#### Your goal
Copy out all the lines where "LaTeX" shows up.

——————————

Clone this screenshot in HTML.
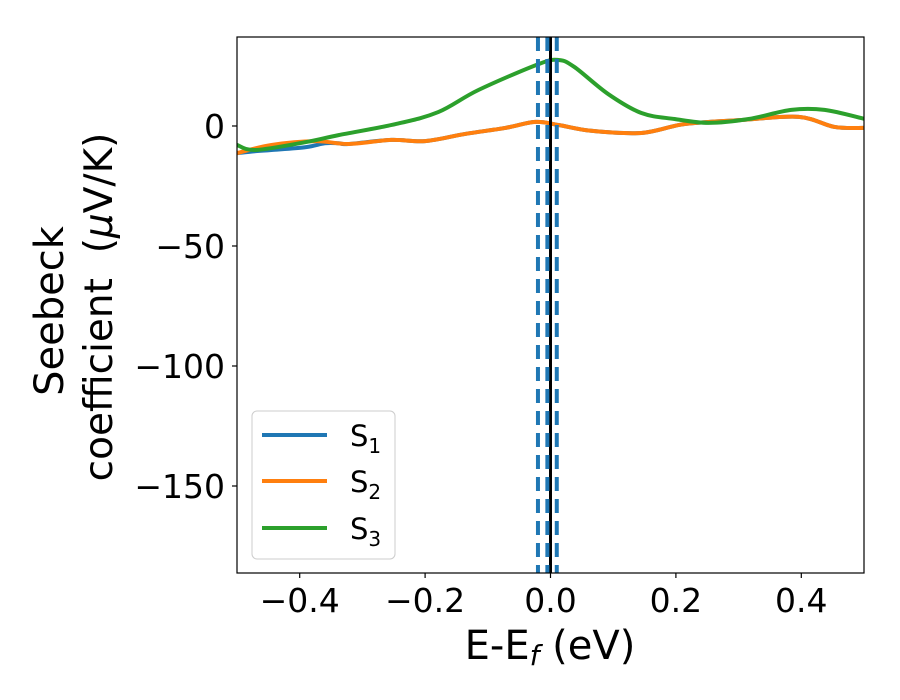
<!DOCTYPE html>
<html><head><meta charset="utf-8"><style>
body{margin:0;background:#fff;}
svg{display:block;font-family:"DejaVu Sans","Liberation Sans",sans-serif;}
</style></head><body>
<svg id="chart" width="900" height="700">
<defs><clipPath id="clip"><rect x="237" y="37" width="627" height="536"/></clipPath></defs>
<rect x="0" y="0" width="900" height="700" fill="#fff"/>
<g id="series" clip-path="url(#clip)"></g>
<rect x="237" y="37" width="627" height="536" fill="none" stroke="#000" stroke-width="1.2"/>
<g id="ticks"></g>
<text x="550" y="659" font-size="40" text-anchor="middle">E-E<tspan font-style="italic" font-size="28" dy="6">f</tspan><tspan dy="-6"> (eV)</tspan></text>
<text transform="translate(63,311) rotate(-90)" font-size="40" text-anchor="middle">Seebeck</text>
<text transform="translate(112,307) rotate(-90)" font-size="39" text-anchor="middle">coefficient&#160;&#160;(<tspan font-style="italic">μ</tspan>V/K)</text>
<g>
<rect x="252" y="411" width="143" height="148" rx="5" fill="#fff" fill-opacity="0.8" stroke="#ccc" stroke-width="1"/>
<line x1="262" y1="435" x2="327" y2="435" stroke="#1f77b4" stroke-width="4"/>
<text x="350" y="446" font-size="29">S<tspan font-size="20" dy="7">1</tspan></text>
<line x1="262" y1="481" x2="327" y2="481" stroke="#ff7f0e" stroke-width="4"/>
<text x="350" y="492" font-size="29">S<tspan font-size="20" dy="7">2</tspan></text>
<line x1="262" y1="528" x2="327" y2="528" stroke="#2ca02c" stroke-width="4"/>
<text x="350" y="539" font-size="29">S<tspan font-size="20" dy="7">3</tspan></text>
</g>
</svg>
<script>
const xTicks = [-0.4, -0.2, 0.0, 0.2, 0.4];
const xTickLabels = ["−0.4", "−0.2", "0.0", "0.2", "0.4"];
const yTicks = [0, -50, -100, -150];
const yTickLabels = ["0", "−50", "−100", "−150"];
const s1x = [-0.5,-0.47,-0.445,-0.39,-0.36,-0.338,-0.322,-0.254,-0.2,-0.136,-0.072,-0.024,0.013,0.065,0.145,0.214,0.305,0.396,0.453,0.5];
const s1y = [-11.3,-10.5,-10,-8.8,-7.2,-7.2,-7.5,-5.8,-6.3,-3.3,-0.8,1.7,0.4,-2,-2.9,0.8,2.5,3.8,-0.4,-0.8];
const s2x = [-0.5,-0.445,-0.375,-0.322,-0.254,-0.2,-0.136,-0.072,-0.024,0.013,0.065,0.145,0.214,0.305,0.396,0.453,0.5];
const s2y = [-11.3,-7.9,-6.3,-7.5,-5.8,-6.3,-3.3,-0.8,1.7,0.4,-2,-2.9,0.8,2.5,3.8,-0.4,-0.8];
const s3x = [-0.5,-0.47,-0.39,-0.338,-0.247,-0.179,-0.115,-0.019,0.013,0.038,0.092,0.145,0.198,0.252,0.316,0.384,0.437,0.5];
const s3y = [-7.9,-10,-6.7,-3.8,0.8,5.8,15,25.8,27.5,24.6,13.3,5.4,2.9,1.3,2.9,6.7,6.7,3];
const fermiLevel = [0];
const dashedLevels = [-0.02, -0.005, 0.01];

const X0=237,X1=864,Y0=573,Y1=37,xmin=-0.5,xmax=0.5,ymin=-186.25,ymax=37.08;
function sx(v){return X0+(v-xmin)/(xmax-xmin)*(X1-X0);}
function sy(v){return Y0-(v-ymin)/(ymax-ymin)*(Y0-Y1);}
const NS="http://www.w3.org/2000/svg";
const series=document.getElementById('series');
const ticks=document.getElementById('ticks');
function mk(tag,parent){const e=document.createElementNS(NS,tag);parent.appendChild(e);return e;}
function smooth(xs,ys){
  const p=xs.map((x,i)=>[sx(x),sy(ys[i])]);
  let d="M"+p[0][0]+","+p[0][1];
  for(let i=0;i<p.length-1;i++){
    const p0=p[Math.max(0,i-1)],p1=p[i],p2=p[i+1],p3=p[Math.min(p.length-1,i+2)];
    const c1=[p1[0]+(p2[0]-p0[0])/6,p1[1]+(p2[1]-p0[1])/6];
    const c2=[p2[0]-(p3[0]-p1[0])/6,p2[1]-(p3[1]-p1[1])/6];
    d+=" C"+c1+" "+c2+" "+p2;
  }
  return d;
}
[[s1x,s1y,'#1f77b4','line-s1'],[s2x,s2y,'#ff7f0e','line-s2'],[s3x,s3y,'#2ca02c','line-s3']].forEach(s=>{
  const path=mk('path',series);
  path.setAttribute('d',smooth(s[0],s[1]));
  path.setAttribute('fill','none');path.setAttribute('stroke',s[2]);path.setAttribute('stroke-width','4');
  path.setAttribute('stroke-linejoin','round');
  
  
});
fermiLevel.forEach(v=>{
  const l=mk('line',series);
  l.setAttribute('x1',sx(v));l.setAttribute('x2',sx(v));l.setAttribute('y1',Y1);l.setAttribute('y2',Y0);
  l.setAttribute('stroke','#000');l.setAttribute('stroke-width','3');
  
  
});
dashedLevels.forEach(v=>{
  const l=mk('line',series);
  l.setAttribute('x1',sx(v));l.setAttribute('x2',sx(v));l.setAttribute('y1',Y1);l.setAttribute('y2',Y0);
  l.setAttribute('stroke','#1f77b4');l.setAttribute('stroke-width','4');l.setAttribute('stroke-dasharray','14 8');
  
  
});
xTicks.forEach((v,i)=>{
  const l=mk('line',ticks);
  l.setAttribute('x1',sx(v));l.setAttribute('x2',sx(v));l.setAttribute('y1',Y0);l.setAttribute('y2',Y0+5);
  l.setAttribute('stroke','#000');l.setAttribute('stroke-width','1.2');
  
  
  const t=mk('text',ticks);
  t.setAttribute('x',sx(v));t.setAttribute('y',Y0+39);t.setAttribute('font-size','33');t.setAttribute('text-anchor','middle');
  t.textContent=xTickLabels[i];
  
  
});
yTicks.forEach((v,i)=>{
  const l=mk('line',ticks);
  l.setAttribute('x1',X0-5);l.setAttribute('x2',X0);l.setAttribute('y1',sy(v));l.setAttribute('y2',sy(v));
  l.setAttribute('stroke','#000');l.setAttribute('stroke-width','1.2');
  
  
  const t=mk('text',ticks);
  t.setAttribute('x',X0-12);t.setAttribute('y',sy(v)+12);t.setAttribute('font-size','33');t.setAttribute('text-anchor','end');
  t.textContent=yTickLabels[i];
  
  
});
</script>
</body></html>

——————————

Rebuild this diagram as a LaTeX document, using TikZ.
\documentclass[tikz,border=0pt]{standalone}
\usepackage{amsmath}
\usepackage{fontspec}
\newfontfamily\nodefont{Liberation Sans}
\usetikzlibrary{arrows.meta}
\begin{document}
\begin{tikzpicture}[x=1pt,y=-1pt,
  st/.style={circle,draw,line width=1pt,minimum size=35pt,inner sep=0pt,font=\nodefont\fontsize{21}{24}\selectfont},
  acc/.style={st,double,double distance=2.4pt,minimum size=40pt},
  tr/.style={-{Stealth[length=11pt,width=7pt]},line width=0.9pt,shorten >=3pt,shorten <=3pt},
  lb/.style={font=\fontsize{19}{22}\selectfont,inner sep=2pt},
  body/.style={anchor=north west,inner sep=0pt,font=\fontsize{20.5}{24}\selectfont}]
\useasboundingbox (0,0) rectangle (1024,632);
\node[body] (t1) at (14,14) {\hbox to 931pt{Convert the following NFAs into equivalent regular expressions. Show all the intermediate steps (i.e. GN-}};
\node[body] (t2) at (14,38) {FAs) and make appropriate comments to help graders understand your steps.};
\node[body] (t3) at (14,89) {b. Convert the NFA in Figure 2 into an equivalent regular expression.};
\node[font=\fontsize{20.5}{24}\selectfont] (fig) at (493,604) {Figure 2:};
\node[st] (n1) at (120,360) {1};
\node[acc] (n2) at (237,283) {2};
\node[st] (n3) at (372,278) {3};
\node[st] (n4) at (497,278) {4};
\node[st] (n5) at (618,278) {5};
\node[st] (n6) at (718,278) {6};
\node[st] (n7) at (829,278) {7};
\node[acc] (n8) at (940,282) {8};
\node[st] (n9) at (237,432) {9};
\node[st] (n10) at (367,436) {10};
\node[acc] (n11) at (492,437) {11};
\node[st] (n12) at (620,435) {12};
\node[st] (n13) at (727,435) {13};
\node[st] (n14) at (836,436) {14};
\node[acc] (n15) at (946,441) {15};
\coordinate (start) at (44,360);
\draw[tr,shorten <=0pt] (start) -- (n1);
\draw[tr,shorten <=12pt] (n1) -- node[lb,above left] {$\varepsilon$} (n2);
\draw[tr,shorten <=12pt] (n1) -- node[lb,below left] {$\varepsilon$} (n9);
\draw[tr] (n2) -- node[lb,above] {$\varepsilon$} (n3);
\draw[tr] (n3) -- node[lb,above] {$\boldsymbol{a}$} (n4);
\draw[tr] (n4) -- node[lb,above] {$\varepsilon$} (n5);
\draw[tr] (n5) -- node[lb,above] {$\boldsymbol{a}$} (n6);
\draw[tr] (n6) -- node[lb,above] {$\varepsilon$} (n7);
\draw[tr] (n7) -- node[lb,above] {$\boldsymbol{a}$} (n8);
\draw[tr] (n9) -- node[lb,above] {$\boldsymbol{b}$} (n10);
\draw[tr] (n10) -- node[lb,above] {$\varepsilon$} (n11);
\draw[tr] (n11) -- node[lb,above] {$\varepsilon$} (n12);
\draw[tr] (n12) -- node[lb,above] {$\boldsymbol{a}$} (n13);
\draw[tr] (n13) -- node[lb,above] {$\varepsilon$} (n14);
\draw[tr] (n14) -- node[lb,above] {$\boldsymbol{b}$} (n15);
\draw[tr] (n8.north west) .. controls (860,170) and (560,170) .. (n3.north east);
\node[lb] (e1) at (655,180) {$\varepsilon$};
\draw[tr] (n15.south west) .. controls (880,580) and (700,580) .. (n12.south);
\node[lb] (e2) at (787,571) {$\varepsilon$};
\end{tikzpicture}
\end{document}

——————————

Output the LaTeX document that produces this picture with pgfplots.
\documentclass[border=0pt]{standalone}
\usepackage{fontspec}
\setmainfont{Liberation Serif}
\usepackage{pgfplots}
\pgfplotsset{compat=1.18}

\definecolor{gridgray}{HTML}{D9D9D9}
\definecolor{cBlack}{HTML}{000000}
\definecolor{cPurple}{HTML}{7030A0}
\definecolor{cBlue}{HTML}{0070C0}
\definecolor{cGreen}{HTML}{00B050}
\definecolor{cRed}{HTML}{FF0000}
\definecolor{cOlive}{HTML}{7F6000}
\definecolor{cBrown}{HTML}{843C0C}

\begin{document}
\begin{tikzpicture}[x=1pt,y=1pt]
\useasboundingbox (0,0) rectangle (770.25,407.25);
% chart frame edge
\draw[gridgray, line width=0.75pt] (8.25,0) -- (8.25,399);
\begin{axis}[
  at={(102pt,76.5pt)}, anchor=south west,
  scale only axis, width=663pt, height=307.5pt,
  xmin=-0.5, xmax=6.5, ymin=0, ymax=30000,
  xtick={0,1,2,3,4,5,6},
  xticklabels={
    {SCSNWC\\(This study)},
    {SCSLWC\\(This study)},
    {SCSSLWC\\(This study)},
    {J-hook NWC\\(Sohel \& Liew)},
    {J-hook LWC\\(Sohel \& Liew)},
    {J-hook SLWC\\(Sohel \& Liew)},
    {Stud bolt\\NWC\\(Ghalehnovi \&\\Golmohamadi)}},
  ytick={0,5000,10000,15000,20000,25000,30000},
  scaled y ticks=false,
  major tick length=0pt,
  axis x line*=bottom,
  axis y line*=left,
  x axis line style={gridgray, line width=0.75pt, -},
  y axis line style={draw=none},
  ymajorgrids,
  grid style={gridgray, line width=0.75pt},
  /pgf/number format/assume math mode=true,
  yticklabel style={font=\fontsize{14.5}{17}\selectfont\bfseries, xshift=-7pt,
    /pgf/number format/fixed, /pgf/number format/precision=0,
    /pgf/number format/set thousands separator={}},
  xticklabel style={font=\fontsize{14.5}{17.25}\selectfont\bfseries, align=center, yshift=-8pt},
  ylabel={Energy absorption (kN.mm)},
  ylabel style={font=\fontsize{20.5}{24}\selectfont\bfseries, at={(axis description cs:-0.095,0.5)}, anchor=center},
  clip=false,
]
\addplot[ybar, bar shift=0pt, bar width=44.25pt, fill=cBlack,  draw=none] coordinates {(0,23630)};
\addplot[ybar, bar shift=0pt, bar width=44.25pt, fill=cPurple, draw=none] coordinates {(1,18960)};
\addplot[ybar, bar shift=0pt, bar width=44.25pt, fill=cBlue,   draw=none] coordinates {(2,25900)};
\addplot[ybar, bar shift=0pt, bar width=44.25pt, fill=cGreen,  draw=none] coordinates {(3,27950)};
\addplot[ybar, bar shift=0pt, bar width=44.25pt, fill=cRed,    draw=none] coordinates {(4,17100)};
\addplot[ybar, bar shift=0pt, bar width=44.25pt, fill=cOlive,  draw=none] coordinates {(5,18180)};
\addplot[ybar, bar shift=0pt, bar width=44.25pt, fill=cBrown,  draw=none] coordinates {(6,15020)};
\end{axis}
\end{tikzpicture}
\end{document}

——————————

#### Task solution
Rebuild this diagram as a LaTeX document, using TikZ.
Output the LaTeX document that produces this picture with pgfplots.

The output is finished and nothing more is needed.